Man, let me tell you, I spent years chasing the perfect day. You know the drill. Waking up, immediately checking the alignment of the stars, reading three different forecasts to see if Mercury was going to wreck my presentation, or if Venus was finally going to give me a break.
I am a Virgo, right? So naturally, I was obsessed with order. I’d spend more time planning the perfect routine than actually executing anything. I was convinced that if my ‘cosmic forecast’ looked good, then I could push harder. If it looked bad, I’d preemptively stress out and usually self-sabotage, just proving the prediction right. It was a total mess, a constant feedback loop of anxiety fueled by external nonsense.
The Day I Finally Crashed the Zodiac Bus
The whole system busted last year. I had this huge, critical meeting scheduled—a potential client that could have doubled our revenue. I’d checked every single chart. My primary horoscope said it was a five-star day for finance and negotiation. The secondary one said watch out for miscommunications, but overall, solid. I walked into that room feeling invincible, completely relying on the stars, not my preparation.
I totally bombed it. I mean, straight up wasted the opportunity. I talked over the client, misread the room, and forgot half my slides. When I drove home, I wasn’t mad at my lack of focus; I was mad at the universe. I remember screaming at the radio, “You said this was a lucky day!”
That night, I sat down and realized how utterly dependent I had become on things I couldn’t control. My feeling of “luck” or “success” was completely outsourced. That’s when I trashed the entire cosmic calendar and started building my own internal checking mechanism. Forget tomorrow’s Virgo forecast; let’s figure out what’s actually going on inside my head right now.
Building the Internal Weather Report: My Mood Check Protocol
My goal wasn’t to achieve happiness—that’s too big a target. The goal was simple: acknowledge the current emotional reality so I could operate from a factual baseline, not a predicted one. I call it the Daily Calibration Dump.
I didn’t buy fancy apps or journals. I grabbed a stack of cheap yellow sticky notes. The whole process takes maybe five minutes, but I have to force myself to execute it twice a day.
Phase 1: The Evening Cache Clearing (Anchoring)
Before bed, no matter how tired I am, I sit down with that sticky note. I write three simple things. I am flushing the day’s emotional residue before sleep, which used to be when my brain would spin out.
- What did I actually finish? (Not what I planned, but what got done. It cuts the guilt.)
- What’s the one thing that truly pissed me off today? (I write it out, fold the note, and chuck it. I externalize the anger.)
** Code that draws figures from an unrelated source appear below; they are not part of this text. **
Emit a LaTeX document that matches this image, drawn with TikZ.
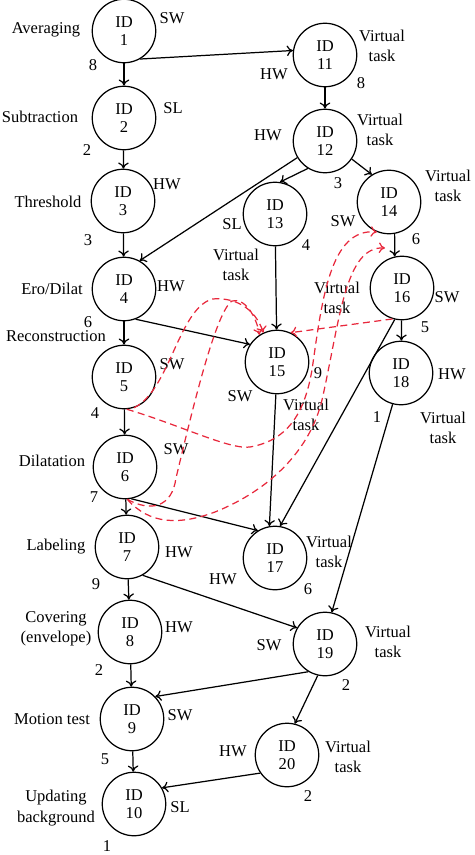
\documentclass[tikz,border=0pt]{standalone}
\usepackage{fontspec}
\setmainfont{Liberation Serif}
\usetikzlibrary{arrows.meta}
\definecolor{dashred}{RGB}{232,40,60}
\tikzset{
  task/.style={draw, circle, line width=0.7pt, minimum size=1.27cm, inner sep=0pt,
    align=center, font=\fontsize{9.4}{10}\selectfont},
  lbl/.style={font=\fontsize{9.4}{11.5}\selectfont, inner sep=0pt, align=center},
  edge/.style={line width=0.7pt, -{To[length=3.5pt,width=6pt]}},
  flow/.style={line width=0.7pt, dashred, dash pattern=on 4pt off 2.5pt,
    -{To[length=3.5pt,width=6pt]}}
}
\begin{document}
\begin{tikzpicture}[x=0.02cm, y=-0.02cm]
  \useasboundingbox (0,0) rectangle (474,855);
  % tasks of the left chain
  \node[task] (n1) at (124,31) {ID\\1};
  \node[task] (n2) at (124,118) {ID\\2};
  \node[task] (n3) at (123,201) {ID\\3};
  \node[task] (n4) at (124,289) {ID\\4};
  \node[task] (n5) at (124,377) {ID\\5};
  \node[task] (n6) at (125,467) {ID\\6};
  \node[task] (n7) at (127,547) {ID\\7};
  \node[task] (n8) at (130,632) {ID\\8};
  \node[task] (n9) at (132,719) {ID\\9};
  \node[task] (n10) at (134,804) {ID\\10};
  % virtual tasks
  \node[task] (n11) at (325,55) {ID\\11};
  \node[task] (n12) at (325,141) {ID\\12};
  \node[task] (n13) at (275,214) {ID\\13};
  \node[task] (n14) at (389,202) {ID\\14};
  \node[task] (n15) at (277,362) {ID\\15};
  \node[task] (n16) at (402,288) {ID\\16};
  \node[task] (n17) at (275,558) {ID\\17};
  \node[task] (n18) at (401,373) {ID\\18};
  \node[task] (n19) at (325,644) {ID\\19};
  \node[task] (n20) at (287,755) {ID\\20};

  % names, targets and costs
  \node[lbl] (t1) at (46,30) {Averaging};
  \node[lbl] (p1) at (172,18) {SW};
  \node[lbl] (c1) at (93,65) {8};
  \node[lbl] (t2) at (40,117) {Subtraction};
  \node[lbl] (p2) at (173,108) {SL};
  \node[lbl] (c2) at (87,150) {2};
  \node[lbl] (t3) at (48,202) {Threshold};
  \node[lbl] (p3) at (167,184) {HW};
  \node[lbl] (c3) at (88,240) {3};
  \node[lbl] (t4) at (52,289) {Ero/Dilat};
  \node[lbl] (p4) at (171,286) {HW};
  \node[lbl] (c4) at (88,322) {6};
  \node[lbl] (t5) at (56,336) {Reconstruction};
  \node[lbl] (p5) at (172,364) {SW};
  \node[lbl] (c5) at (95,413) {4};
  \node[lbl] (t6) at (52,461) {Dilatation};
  \node[lbl] (p6) at (176,449) {SW};
  \node[lbl] (c6) at (94,497) {7};
  \node[lbl] (t7) at (56,547) {Labeling};
  \node[lbl] (p7) at (179,552) {HW};
  \node[lbl] (c7) at (96,584) {9};
  \node[lbl] (t8) at (56,629) {Covering\\(envelope)};
  \node[lbl] (p8) at (179,627) {HW};
  \node[lbl] (c8) at (99,670) {2};
  \node[lbl] (t9) at (52,719) {Motion test};
  \node[lbl] (p9) at (180,715) {SW};
  \node[lbl] (c9) at (105,759) {5};
  \node[lbl] (t10) at (56,808) {Updating\\background};
  \node[lbl] (p10) at (180,807) {SL};
  \node[lbl] (c10) at (107,846) {1};

  \node[lbl] (v11) at (382,46) {Virtual\\task};
  \node[lbl] (p11) at (274,74) {HW};
  \node[lbl] (c11) at (361,83) {8};
  \node[lbl] (v12) at (380,130) {Virtual\\task};
  \node[lbl] (p12) at (268,135) {HW};
  \node[lbl] (c12) at (338,183) {3};
  \node[lbl] (p13) at (232,224) {SL};
  \node[lbl] (v13) at (236,265) {Virtual\\task};
  \node[lbl] (c13) at (306,245) {4};
  \node[lbl] (v14) at (448,186) {Virtual\\task};
  \node[lbl] (p14) at (343,221) {SW};
  \node[lbl] (c14) at (416,239) {6};
  \node[lbl] (c15) at (318,373) {9};
  \node[lbl] (p15) at (240,396) {SW};
  \node[lbl] (v15) at (306,415) {Virtual\\task};
  \node[lbl] (p16) at (447,297) {SW};
  \node[lbl] (v16) at (337,298) {Virtual\\task};
  \node[lbl] (c16) at (425,327) {5};
  \node[lbl] (v17) at (329,552) {Virtual\\task};
  \node[lbl] (p17) at (223,579) {HW};
  \node[lbl] (c17) at (308,589) {6};
  \node[lbl] (p18) at (452,374) {HW};
  \node[lbl] (c18) at (377,417) {1};
  \node[lbl] (v18) at (443,428) {Virtual\\task};
  \node[lbl] (p19) at (269,645) {SW};
  \node[lbl] (v19) at (388,642) {Virtual\\task};
  \node[lbl] (c19) at (346,685) {2};
  \node[lbl] (p20) at (233,751) {HW};
  \node[lbl] (v20) at (348,757) {Virtual\\task};
  \node[lbl] (c20) at (308,796) {2};

  % precedence edges
  \foreach \a/\b in {1/2, 2/3, 3/4, 4/5, 5/6, 6/7, 7/8, 8/9, 9/10, 11/12, 16/18}
    \draw[edge] (n\a) -- (n\b);
  \draw[edge] (n1.-60) -- (n11.172);
  \draw[edge] (n12.-122) -- (n13.81);
  \draw[edge] (n12.-34) -- (n14.122);
  \draw[edge] (n12.-149) -- (n4.61);
  \draw[edge] (n13) -- (n15);
  \draw[edge] (n14.-80) -- (n16.103);
  \draw[edge] (n4.-69) -- (n15.147);
  \draw[edge] (n16.-103) -- (n17.81);
  \draw[edge] (n15.-92) -- (n17.100);
  \draw[edge] (n6.-79) -- (n17.122);
  \draw[edge] (n18.-105) -- (n19.78);
  \draw[edge] (n7.-61) -- (n19.150);
  \draw[edge] (n19.-121) -- (n9.44);
  \draw[edge] (n19.-103) -- (n20.76);
  \draw[edge] (n20.-146) -- (n10.30);

  % data transfers
  \coordinate (e16) at (385,248);
  \draw[flow] (n16.-107) -- (n15.65);
  \draw[flow] (n5.-72) .. controls (170,390) and (178,310) .. (212,299)
    .. controls (235,297) and (255,308) .. (n15.115);
  \draw[flow] (n6.-86) .. controls (150,512) and (172,508) .. (176,478)
    .. controls (190,420) and (215,312) .. (232,301)
    .. controls (245,297) and (257,318) .. (n15.123);
  \draw[flow] (n5.-85) .. controls (180,425) and (230,450) .. (250,447)
    .. controls (290,440) and (305,410) .. (312,370)
    .. controls (322,300) and (330,228) .. (n14.-112);
  \draw[flow] (n6.-86) .. controls (150,525) and (180,525) .. (215,512)
    .. controls (270,490) and (310,450) .. (322,400)
    .. controls (340,320) and (345,246) .. (e16);
\end{tikzpicture}
\end{document}
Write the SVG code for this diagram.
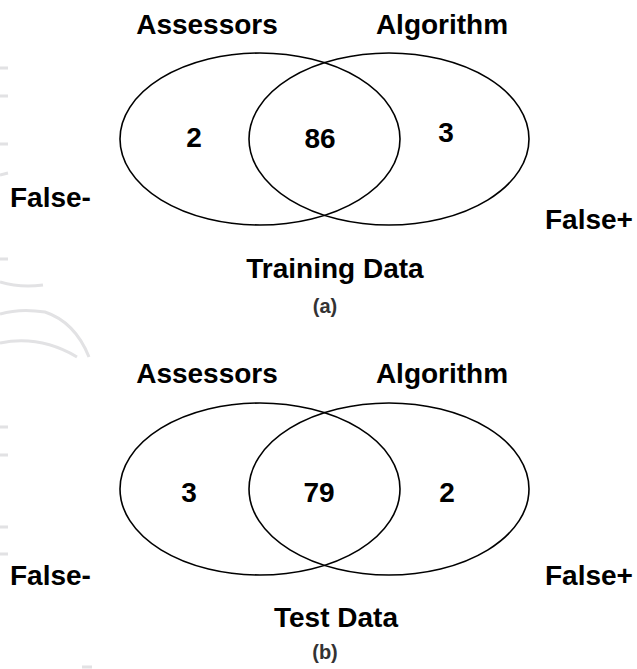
<svg xmlns="http://www.w3.org/2000/svg" width="637" height="669" viewBox="0 0 637 669">
  <style>
    .set { fill: none; stroke: #000; stroke-width: 1.6; }
    .lbl { font-family: "Liberation Sans", Arial, sans-serif; font-weight: bold; font-size: 28px; fill: #000; }
    .mid { text-anchor: middle; }
    .cap { font-family: "Liberation Sans", Arial, sans-serif; font-weight: bold; font-size: 20px; fill: #333; text-anchor: middle; }
    .wm { fill: none; stroke: #e2e2e4; stroke-width: 3; stroke-linecap: butt; }
  </style>
  <rect width="637" height="669" fill="#fff"/>
  <g id="watermark">
    <path class="wm" d="M0 68H8M0 96H8M0 144H8M0 175L8 173M0 259H8"/>
    <path class="wm" d="M0 282Q20 288 43 285"/>
    <path class="wm" d="M0 314Q20 308 45 312Q75 322 89 357"/>
    <path class="wm" d="M0 343Q40 335 77 357"/>
    <path class="wm" d="M0 427H8M0 455H8M0 527H8M0 554H8M82 667H92"/>
  </g>
  <g id="venn-a">
    <g id="a-assessors">
      <ellipse class="set" cx="260" cy="139" rx="140" ry="86"/>
      <text class="lbl mid" x="207" y="34">Assessors</text>
      <text class="lbl mid" x="194" y="147">2</text>
    </g>
    <g id="a-algorithm">
      <ellipse class="set" cx="389" cy="139" rx="140" ry="86"/>
      <text class="lbl mid" x="442" y="34">Algorithm</text>
      <text class="lbl mid" x="446" y="142">3</text>
    </g>
    <g id="a-overlap">
      <text class="lbl mid" x="320" y="148">86</text>
    </g>
    <g id="a-false-neg"><text class="lbl" x="10" y="207">False-</text></g>
    <g id="a-false-pos"><text class="lbl" x="545" y="229">False+</text></g>
    <g id="a-title">
      <text class="lbl mid" x="335" y="278">Training Data</text>
      <text class="cap" x="325" y="313">(a)</text>
    </g>
  </g>
  <g id="venn-b">
    <g id="b-assessors">
      <ellipse class="set" cx="260" cy="489" rx="140" ry="86"/>
      <text class="lbl mid" x="207" y="383">Assessors</text>
      <text class="lbl mid" x="189" y="502">3</text>
    </g>
    <g id="b-algorithm">
      <ellipse class="set" cx="389" cy="489" rx="140" ry="86"/>
      <text class="lbl mid" x="442" y="383">Algorithm</text>
      <text class="lbl mid" x="447" y="502">2</text>
    </g>
    <g id="b-overlap">
      <text class="lbl mid" x="319" y="502">79</text>
    </g>
    <g id="b-false-neg"><text class="lbl" x="10" y="585">False-</text></g>
    <g id="b-false-pos"><text class="lbl" x="545" y="585">False+</text></g>
    <g id="b-title">
      <text class="lbl mid" x="336" y="627">Test Data</text>
      <text class="cap" x="325" y="659">(b)</text>
    </g>
  </g>
  <g id="connectors"/>
</svg>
- What is my baseline emotional temperature right now? (Scale of 1 to 10. 1 being totally flat, 10 being ecstatic.)
I use strong, simple words. I might write: “Finished two reports. My boss calling me at 8 PM pissed me off. Temp: 4.5 – tired, relieved it’s over.” It grounds me and prevents that end-of-day anxiety drift.
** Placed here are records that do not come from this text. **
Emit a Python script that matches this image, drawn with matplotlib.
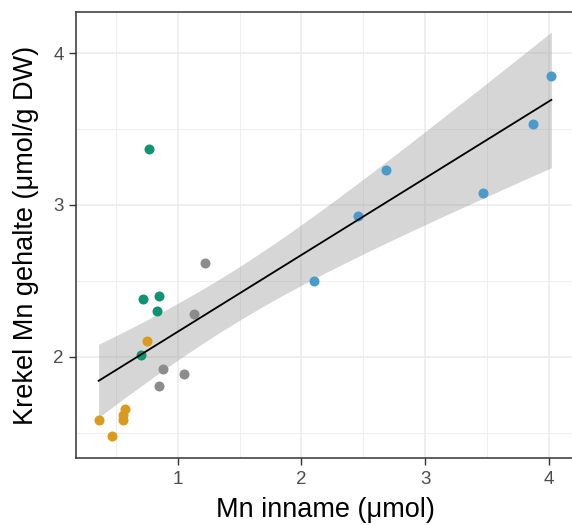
import numpy as np
import matplotlib
matplotlib.use('Agg')
import matplotlib.pyplot as plt

plt.rcParams['font.family'] = ['Liberation Sans', 'DejaVu Sans']

# data, one group per colour
blue_x = [4.02, 3.87, 3.47, 2.68, 2.46, 2.10]
blue_y = [3.85, 3.53, 3.08, 3.23, 2.93, 2.50]
green_x = [0.77, 0.715, 0.85, 0.83, 0.70]
green_y = [3.37, 2.38, 2.40, 2.30, 2.01]
gray_x = [1.22, 1.13, 0.88, 1.05, 0.85]
gray_y = [2.62, 2.28, 1.92, 1.89, 1.81]
orange_x = [0.755, 0.575, 0.56, 0.555, 0.36, 0.465]
orange_y = [2.105, 1.66, 1.62, 1.585, 1.585, 1.48]

groups = [
    (blue_x, blue_y, '#4A9ACB'),
    (green_x, green_y, '#0E9470'),
    (gray_x, gray_y, '#8C8C8C'),
    (orange_x, orange_y, '#DA9A1C'),
]

xlabel = 'Mn inname (\u03bcmol)'
ylabel = 'Krekel Mn gehalte (\u03bcmol/g DW)'

# linear fit + 95% confidence band over all points
x = np.array(blue_x + green_x + gray_x + orange_x)
y = np.array(blue_y + green_y + gray_y + orange_y)
n = len(x)
b, a = np.polyfit(x, y, 1)
res = y - (a + b * x)
s = np.sqrt(np.sum(res**2) / (n - 2))
tval = 2.086  # t(0.975, df=20)
xs = np.linspace(x.min(), x.max(), 100)
ys = a + b * xs
se = s * np.sqrt(1. / n + (xs - x.mean())**2 / np.sum((x - x.mean())**2))

fig = plt.figure(figsize=(5.72, 5.25), dpi=100)
ax = fig.add_axes([76 / 572, 67 / 525, 498 / 572, 446 / 525])

ax.fill_between(xs, ys - tval * se, ys + tval * se, color='#999999', alpha=0.4,
                lw=0, zorder=2)
for gx, gy, c in groups:
    ax.scatter(gx, gy, s=52, color=c, lw=0, zorder=3)
ax.plot(xs, ys, color='black', lw=1.3, zorder=4)

ax.set_xlim(0.177, 4.203)
ax.set_ylim(1.335, 4.27)
ax.set_xticks([1, 2, 3, 4])
ax.set_yticks([2, 3, 4])
ax.set_xticks([0.5, 1.5, 2.5, 3.5], minor=True)
ax.set_yticks([1.5, 2.5, 3.5], minor=True)
ax.grid(which='major', color='#EBEBEB', lw=1.1, zorder=0)
ax.grid(which='minor', color='#EBEBEB', lw=0.6, zorder=0)
ax.set_axisbelow(True)
ax.tick_params(which='major', length=5, width=1, color='#333333',
               labelcolor='#4D4D4D', labelsize=13.5, pad=4)
ax.tick_params(which='minor', length=0)
for sp in ax.spines.values():
    sp.set_color('#333333')
    sp.set_linewidth(1.1)

ax.set_xlabel(xlabel, fontsize=19.5, labelpad=7)
ax.set_ylabel(ylabel, fontsize=19.5, labelpad=10)

fig.savefig('out.png', dpi=100)
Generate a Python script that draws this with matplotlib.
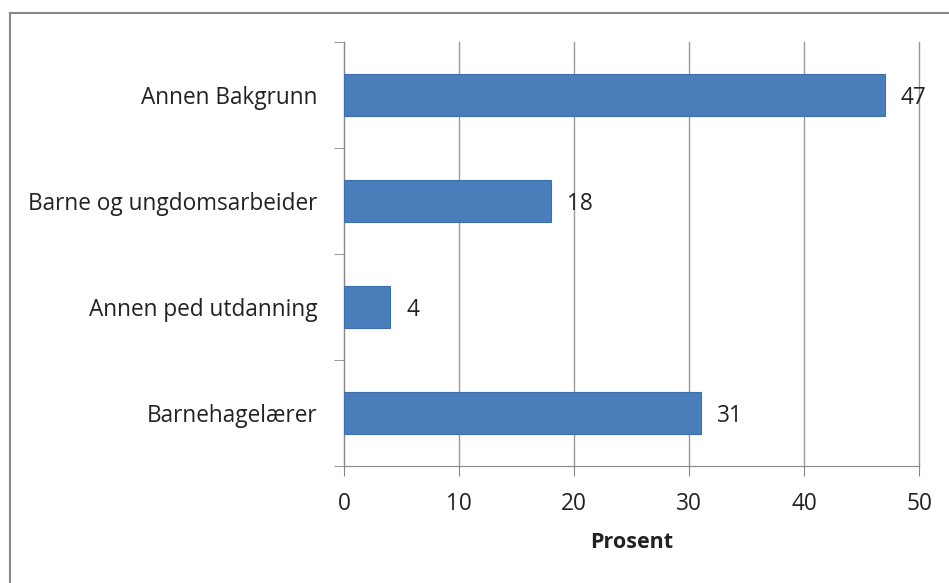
import matplotlib.pyplot as plt
from matplotlib.lines import Line2D

categories = ["Barnehagelærer", "Annen ped utdanning", "Barne og ungdomsarbeider", "Annen Bakgrunn"]
values = [31, 4, 18, 47]
x_ticks = [0, 10, 20, 30, 40, 50]

plt.rcParams["font.family"] = ["Open Sans", "DejaVu Sans"]
TXT = "#222222"
FS = 16.3

fig = plt.figure(figsize=(9.49, 5.83), dpi=100)
ax = fig.add_axes([344 / 949, 1 - 466 / 583, (919 - 344) / 949, (466 - 42) / 583])

ypos = list(range(len(categories)))
ax.barh(ypos, values, height=0.4, color="#4a7ebb", edgecolor="#3d6fae", linewidth=0.8, zorder=3)
for y, v in zip(ypos, values):
    ax.text(v + 1.4, y - 0.03, str(v), va="center", ha="left", fontsize=FS, color=TXT)

ax.set_xlim(0, 50)
ax.set_ylim(-0.5, len(categories) - 0.5)
ax.set_xticks(x_ticks)
ax.set_xticklabels([str(t) for t in x_ticks], fontsize=FS, color=TXT)
ax.set_yticks(ypos)
ax.set_yticklabels(categories, fontsize=FS, color=TXT)
ax.set_yticks([-0.5, 0.5, 1.5, 2.5, 3.5], minor=True)
ax.tick_params(axis="y", which="major", length=0, pad=19)
ax.tick_params(axis="y", which="minor", length=7, color="#888888")
ax.tick_params(axis="x", length=7, color="#888888", pad=12)
ax.grid(axis="x", color="#999999", linewidth=1, zorder=0)
for gl in ax.get_xgridlines():
    gl.set_clip_on(False)
ax.set_xlabel("Prosent", fontsize=15.5, fontweight="bold", labelpad=11, color=TXT)

for side in ["top", "right"]:
    ax.spines[side].set_visible(False)
ax.spines["left"].set_color("#888888")
ax.spines["bottom"].set_color("#888888")

# outer frame (only left and top edges are visible in the picture)
fig.add_artist(Line2D([10 / 949, 10 / 949], [0, 1 - 13 / 583], transform=fig.transFigure, color="#888888", linewidth=1.5))
fig.add_artist(Line2D([10 / 949, 1], [1 - 13 / 583, 1 - 13 / 583], transform=fig.transFigure, color="#888888", linewidth=1.5))

fig.savefig("out.png", dpi=100)
plt.close(fig)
Phase 2: The Morning Readiness Check (The True Forecast)
This is the critical step for determining if my “tomorrow is lucky.” Luck doesn’t matter; readiness does. The moment I wake up, before coffee, before checking email, I grab a new sticky note. This is where I check my mood.
I force myself to answer these prompts immediately. No filtering.
- What is the physical feeling right now? (Stiff back, buzzing energy, foggy head, etc.)
- What is the dominant mental feeling? (Dread, excitement, indifference, focused determination.)
- If I had to rate today’s readiness on a scale of ‘Zero Effort’ to ‘Maximum Grind’, what is it? (I literally write the number 1 to 5.)
If I score a 1 (Zero Effort, total dread), I know I need to immediately strip down my schedule. A 1 means I am not ready for complexity. A 5 means I can handle the pressure. This simple check dictates my strategy for the whole day. If I feel foggy, I switch the complex tasks to mechanical ones. I don’t wait for the alignment of Mars to tell me I’m going to struggle.
My luck stopped being about external events and started being about my capacity to handle what came my way. It turns out, when you actually know how you feel before you start, you make way better decisions. And honestly? My days feel a lot luckier now that I stopped relying on a star map and started checking the actual internal controls.
If someone asks me now, “How’s your day going to be?” I don’t look up my sign. I just check my pocket. If I did my morning sticky note, I know exactly what kind of day it’s going to be, because I already checked my own mood barometer.